Introduction
A laser cutter is one of the most versatile tools in any maker’s arsenal — but most people only scratch the surface of what it can do. Whether you’re working with wood, acrylic, leather, or fabric, a handful of clever tricks can transform your results from decent to extraordinary. Here are the techniques that professionals quietly use every day.

Use Painter’s Tape to Prevent Scorching
When cutting wood or MDF, smoke and char residue can stain the surface around your cut lines — especially on lighter materials. Apply a layer of low-tack painter’s tape over the workpiece before cutting. The laser burns right through the tape, but when you peel it off, the surface beneath stays clean. It’s a five-second step that saves minutes of sanding later.
Run a Focus Test Grid — Every Session
The most common reason for blurry engravings or incomplete cuts is incorrect focal distance. Before any important job, cut a small grid of test squares at incremental focus offsets — typically ±0.5 mm around your nominal setting. The sharpest, narrowest kerf marks the sweet spot. Materials warp, beds shift, and lenses accumulate residue; never assume yesterday’s settings hold today.
The sharpest cut is not made by more power — it’s made by better focus.
Engrave Before You Cut
Always sequence your operations so that engraving runs first and through-cuts come last. If you cut the outline first, the piece can shift slightly inside the bed, misaligning any engraving pass that follows. Keep your cutouts registered in the original sheet until every surface detail is finished, then release them with the final cut pass.
Mirror Acrylic to Preserve the Glossy Face
When engraving cast acrylic, place it face-down and mirror your artwork horizontally in your software. The laser engraves into the back surface, leaving the smooth factory finish on top entirely untouched. The result is a smooth, glossy front face with a frosted, illuminated depth visible from the front — a technique widely used in signage and display work.

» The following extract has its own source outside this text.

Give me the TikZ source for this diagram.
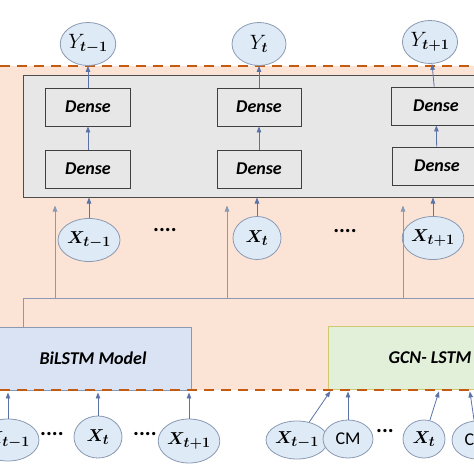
\documentclass[tikz,border=0pt]{standalone}
\usepackage{fontspec}
\setsansfont{Carlito}
\usepackage{amsmath}
\usepackage{bm}
\usetikzlibrary{shapes.geometric,arrows.meta}

\definecolor{peach}{HTML}{FBE4D6}
\definecolor{cutc}{HTML}{C55A11}
\definecolor{panelc}{HTML}{E8E7E7}
\definecolor{varc}{HTML}{DEEBF7}
\definecolor{linkc}{HTML}{5B72A6}
\definecolor{wirec}{HTML}{8A98B2}
\definecolor{bilc}{HTML}{DAE3F3}
\definecolor{gcnc}{HTML}{E2EFD9}

\begin{document}
\begin{tikzpicture}[x=1pt, y=-1pt,
  dense/.style={draw=black!75, fill=panelc, line width=0.9pt, minimum width=85pt, minimum height=38pt,
    font=\sffamily\bfseries\itshape\fontsize{18}{18}\selectfont},
  var/.style={ellipse, draw=wirec, fill=varc, line width=0.8pt, minimum width=48pt, minimum height=43pt,
    inner sep=0pt, font=\fontsize{19}{19}\selectfont},
  model/.style={draw, line width=0.9pt, minimum height=63pt, font=\sffamily\bfseries\itshape\fontsize{18}{18}\selectfont},
  link/.style={-{Triangle[length=6pt,width=4.5pt]}, draw=linkc, line width=0.8pt},
  wire/.style={draw=wirec, line width=1pt},
  cut/.style={draw=cutc, line width=2.6pt, dash pattern=on 10pt off 7pt},
  dots/.style={font=\sffamily\bfseries\fontsize{22}{22}\selectfont}]
\useasboundingbox (0,0) rectangle (474,474);
\clip (0,0) rectangle (474,474);

% band
\fill[peach] (0,66) rectangle (474,390);
\draw[cut] (0,66) -- (474,66);

% dense stack
\node[draw=black!70, fill=panelc, line width=1pt, minimum width=467pt, minimum height=122pt] (panel) at (256.5,136) {};
\node[dense] (d1a) at (88,107) {Dense};
\node[dense] (d1b) at (88,169) {Dense};
\node[dense, minimum width=84pt] (d2a) at (259,107) {Dense};
\node[dense, minimum width=84pt] (d2b) at (259,169) {Dense};
\node[dense, minimum width=90pt] (d3a) at (436,106) {Dense};
\node[dense, minimum width=90pt] (d3b) at (437,166) {Dense};

% outputs
\node[var, minimum width=54pt, font=\fontsize{22}{22}\selectfont] (y1) at (88,44) {$Y_{\bm{t-1}}$};
\node[var, minimum width=54pt, font=\fontsize{22}{22}\selectfont] (y2) at (259,44) {$Y_{\bm{t}}$};
\node[var, minimum width=55pt, font=\fontsize{22}{22}\selectfont] (y3) at (430,42) {$Y_{\bm{t+1}}$};
\foreach \c in {1,2,3} {
  \draw[link] (d\c b) -- (d\c a);
  \draw[link] (d\c a) -- (y\c);
}

% inputs to the dense stack
\node[var] (x1) at (89,240) {$\bm{X_{t-1}}$};
\node[var] (x2) at (257,238) {$\bm{X_{t}}$};
\node[var, minimum width=46pt] (x3) at (433,238) {$\bm{X_{t+1}}$};
\node[dots] (m1) at (165,230) {....};
\node[dots] (m2) at (345,231) {....};
\foreach \c in {1,2,3}
  \draw[link] (x\c.north) -- (x\c.north |- panel.south);

% models
\node[model, draw=wirec, fill=bilc, minimum width=196pt] (bil) at (93,358.5) {BiLSTM Model};
\node[model, draw=olive!45, fill=gcnc, minimum width=256pt] (gcn) at (456,357.5) {GCN- LSTM Model};

% bus
\coordinate (busL) at (23,298);
\coordinate (busR) at (490,298);
\draw[wire] (busL |- bil.north) -- (busL) -- (busR);
\foreach \x [count=\i] in {55,227,403} {
  \coordinate (up\i) at (\x,298);
  \draw[link, draw=wirec, shorten >=8pt] (up\i) -- (up\i |- panel.south);
}

% BiLSTM inputs
\node[var, minimum height=42pt] (b1) at (8,440) {$\bm{X_{t-1}}$};
\node[var, minimum height=42pt] (b2) at (98,437) {$\bm{X_{t}}$};
\node[var, minimum width=45pt, minimum height=44pt] (b3) at (189,441) {$\bm{X_{t+1}}$};
\node[dots] (m3) at (52,434) {....};
\node[dots] (m4) at (145,434) {....};
\foreach \c in {1,2,3}
  \draw[link, shorten >=2pt] (b\c.north) -- (b\c.north |- bil.south);

% GCN-LSTM inputs
\node[var, minimum width=51pt, minimum height=38pt] (g1) at (297,440) {$\bm{X_{t-1}}$};
\node[var, minimum width=50pt, minimum height=38pt, font=\sffamily\fontsize{18}{18}\selectfont] (cm1) at (348,439) {CM};
\node[dots] (m5) at (385,431) {...};
\node[var, minimum width=42pt, minimum height=38pt] (g2) at (424,439) {$\bm{X_{t}}$};
\node[var, minimum width=50pt, minimum height=38pt, font=\sffamily\fontsize{18}{18}\selectfont] (cm2) at (477,440) {CM};
\draw[link, shorten >=2pt] (g1) -- ([xshift=4pt]gcn.south west);
\draw[link, shorten >=2pt] (cm1.north) -- (cm1.north |- gcn.south);
\draw[link, shorten >=2pt] (g2) -- ([xshift=112pt]gcn.south west);
\draw[link, shorten >=2pt] (cm2) -- ([xshift=142pt]gcn.south west);

\draw[cut] (0,390) -- (474,390);
\end{tikzpicture}
\end{document}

Use Vector Scoring for Fold Lines
Instead of guessing where to fold a laser-cut box or card, score your fold lines at very low power — enough to mark the surface without cutting through. This creates a crisp, accurate guide that guarantees clean 90-degree folds every time. For acrylic, a light score followed by gentle heat from a heat gun produces a professional bend with no cracking.
Conclusion
Mastering a laser cutter isn’t just about running jobs — it’s about building a methodology. Test often, sequence smartly, prep your materials well, and maintain your machine. Each of these tricks compounds the others, and the more consistently you apply them, the more predictable and polished your output becomes. The laser does the cutting; your process determines the quality.